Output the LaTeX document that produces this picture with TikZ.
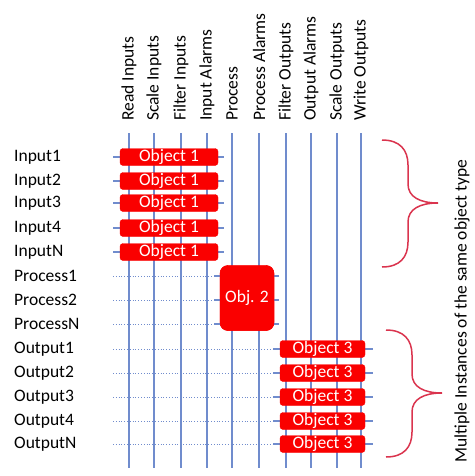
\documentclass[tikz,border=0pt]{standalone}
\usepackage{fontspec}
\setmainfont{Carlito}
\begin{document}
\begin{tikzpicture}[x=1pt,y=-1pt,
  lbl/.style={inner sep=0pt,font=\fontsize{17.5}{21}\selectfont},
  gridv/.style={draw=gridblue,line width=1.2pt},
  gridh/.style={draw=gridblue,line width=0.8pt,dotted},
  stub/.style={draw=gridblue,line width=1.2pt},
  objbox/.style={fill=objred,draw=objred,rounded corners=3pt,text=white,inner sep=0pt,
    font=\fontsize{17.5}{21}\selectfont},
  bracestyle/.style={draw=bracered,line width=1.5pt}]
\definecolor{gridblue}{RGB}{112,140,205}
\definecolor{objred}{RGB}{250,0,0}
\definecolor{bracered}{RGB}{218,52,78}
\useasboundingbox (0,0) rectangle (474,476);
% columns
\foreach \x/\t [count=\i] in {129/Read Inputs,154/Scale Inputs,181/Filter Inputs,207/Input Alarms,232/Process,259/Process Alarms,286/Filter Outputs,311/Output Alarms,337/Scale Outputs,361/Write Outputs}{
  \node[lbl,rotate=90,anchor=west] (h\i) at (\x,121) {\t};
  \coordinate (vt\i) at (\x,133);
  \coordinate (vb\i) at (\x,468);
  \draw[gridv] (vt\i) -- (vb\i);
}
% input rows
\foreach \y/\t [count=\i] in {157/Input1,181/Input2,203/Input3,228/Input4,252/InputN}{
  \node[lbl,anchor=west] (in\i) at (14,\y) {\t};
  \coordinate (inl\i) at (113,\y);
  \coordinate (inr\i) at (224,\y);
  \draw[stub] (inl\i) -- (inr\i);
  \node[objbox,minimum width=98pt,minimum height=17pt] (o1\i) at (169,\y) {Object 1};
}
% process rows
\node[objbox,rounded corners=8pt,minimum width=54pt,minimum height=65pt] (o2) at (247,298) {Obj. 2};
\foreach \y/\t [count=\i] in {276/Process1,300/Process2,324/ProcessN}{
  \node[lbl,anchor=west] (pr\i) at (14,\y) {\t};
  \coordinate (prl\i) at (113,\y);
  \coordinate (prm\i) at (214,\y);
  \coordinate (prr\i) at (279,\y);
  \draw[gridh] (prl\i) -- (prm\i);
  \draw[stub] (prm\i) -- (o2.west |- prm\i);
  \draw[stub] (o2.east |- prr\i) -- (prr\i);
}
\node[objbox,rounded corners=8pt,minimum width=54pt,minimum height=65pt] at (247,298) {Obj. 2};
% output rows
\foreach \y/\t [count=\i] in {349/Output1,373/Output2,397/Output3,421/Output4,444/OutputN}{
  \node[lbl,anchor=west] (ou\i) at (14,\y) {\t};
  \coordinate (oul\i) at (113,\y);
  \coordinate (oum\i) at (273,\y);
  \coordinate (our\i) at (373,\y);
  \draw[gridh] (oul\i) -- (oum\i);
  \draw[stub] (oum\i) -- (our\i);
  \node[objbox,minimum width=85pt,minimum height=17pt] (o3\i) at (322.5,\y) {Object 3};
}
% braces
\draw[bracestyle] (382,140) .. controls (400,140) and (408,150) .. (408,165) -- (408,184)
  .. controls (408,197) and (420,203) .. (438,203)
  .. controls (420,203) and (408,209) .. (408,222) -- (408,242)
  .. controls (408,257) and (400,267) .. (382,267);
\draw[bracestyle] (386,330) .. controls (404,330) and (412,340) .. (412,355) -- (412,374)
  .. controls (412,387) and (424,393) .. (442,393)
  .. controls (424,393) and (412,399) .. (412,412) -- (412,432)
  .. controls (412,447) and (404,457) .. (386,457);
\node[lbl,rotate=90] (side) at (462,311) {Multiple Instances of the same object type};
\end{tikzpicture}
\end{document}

> REQUIREMENTS:
Repeat the full listing above exactly, with no pictures in the copy.

> RESULT FOR THIS EXERCISE:
Output the LaTeX document that produces this picture with TikZ.
\documentclass[tikz,border=0pt]{standalone}
\usepackage{fontspec}
\setmainfont{Carlito}
\begin{document}
\begin{tikzpicture}[x=1pt,y=-1pt,
  lbl/.style={inner sep=0pt,font=\fontsize{17.5}{21}\selectfont},
  gridv/.style={draw=gridblue,line width=1.2pt},
  gridh/.style={draw=gridblue,line width=0.8pt,dotted},
  stub/.style={draw=gridblue,line width=1.2pt},
  objbox/.style={fill=objred,draw=objred,rounded corners=3pt,text=white,inner sep=0pt,
    font=\fontsize{17.5}{21}\selectfont},
  bracestyle/.style={draw=bracered,line width=1.5pt}]
\definecolor{gridblue}{RGB}{112,140,205}
\definecolor{objred}{RGB}{250,0,0}
\definecolor{bracered}{RGB}{218,52,78}
\useasboundingbox (0,0) rectangle (474,476);
% columns
\foreach \x/\t [count=\i] in {129/Read Inputs,154/Scale Inputs,181/Filter Inputs,207/Input Alarms,232/Process,259/Process Alarms,286/Filter Outputs,311/Output Alarms,337/Scale Outputs,361/Write Outputs}{
  \node[lbl,rotate=90,anchor=west] (h\i) at (\x,121) {\t};
  \coordinate (vt\i) at (\x,133);
  \coordinate (vb\i) at (\x,468);
  \draw[gridv] (vt\i) -- (vb\i);
}
% input rows
\foreach \y/\t [count=\i] in {157/Input1,181/Input2,203/Input3,228/Input4,252/InputN}{
  \node[lbl,anchor=west] (in\i) at (14,\y) {\t};
  \coordinate (inl\i) at (113,\y);
  \coordinate (inr\i) at (224,\y);
  \draw[stub] (inl\i) -- (inr\i);
  \node[objbox,minimum width=98pt,minimum height=17pt] (o1\i) at (169,\y) {Object 1};
}
% process rows
\node[objbox,rounded corners=8pt,minimum width=54pt,minimum height=65pt] (o2) at (247,298) {Obj. 2};
\foreach \y/\t [count=\i] in {276/Process1,300/Process2,324/ProcessN}{
  \node[lbl,anchor=west] (pr\i) at (14,\y) {\t};
  \coordinate (prl\i) at (113,\y);
  \coordinate (prm\i) at (214,\y);
  \coordinate (prr\i) at (279,\y);
  \draw[gridh] (prl\i) -- (prm\i);
  \draw[stub] (prm\i) -- (o2.west |- prm\i);
  \draw[stub] (o2.east |- prr\i) -- (prr\i);
}
\node[objbox,rounded corners=8pt,minimum width=54pt,minimum height=65pt] at (247,298) {Obj. 2};
% output rows
\foreach \y/\t [count=\i] in {349/Output1,373/Output2,397/Output3,421/Output4,444/OutputN}{
  \node[lbl,anchor=west] (ou\i) at (14,\y) {\t};
  \coordinate (oul\i) at (113,\y);
  \coordinate (oum\i) at (273,\y);
  \coordinate (our\i) at (373,\y);
  \draw[gridh] (oul\i) -- (oum\i);
  \draw[stub] (oum\i) -- (our\i);
  \node[objbox,minimum width=85pt,minimum height=17pt] (o3\i) at (322.5,\y) {Object 3};
}
% braces
\draw[bracestyle] (382,140) .. controls (400,140) and (408,150) .. (408,165) -- (408,184)
  .. controls (408,197) and (420,203) .. (438,203)
  .. controls (420,203) and (408,209) .. (408,222) -- (408,242)
  .. controls (408,257) and (400,267) .. (382,267);
\draw[bracestyle] (386,330) .. controls (404,330) and (412,340) .. (412,355) -- (412,374)
  .. controls (412,387) and (424,393) .. (442,393)
  .. controls (424,393) and (412,399) .. (412,412) -- (412,432)
  .. controls (412,447) and (404,457) .. (386,457);
\node[lbl,rotate=90] (side) at (462,311) {Multiple Instances of the same object type};
\end{tikzpicture}
\end{document}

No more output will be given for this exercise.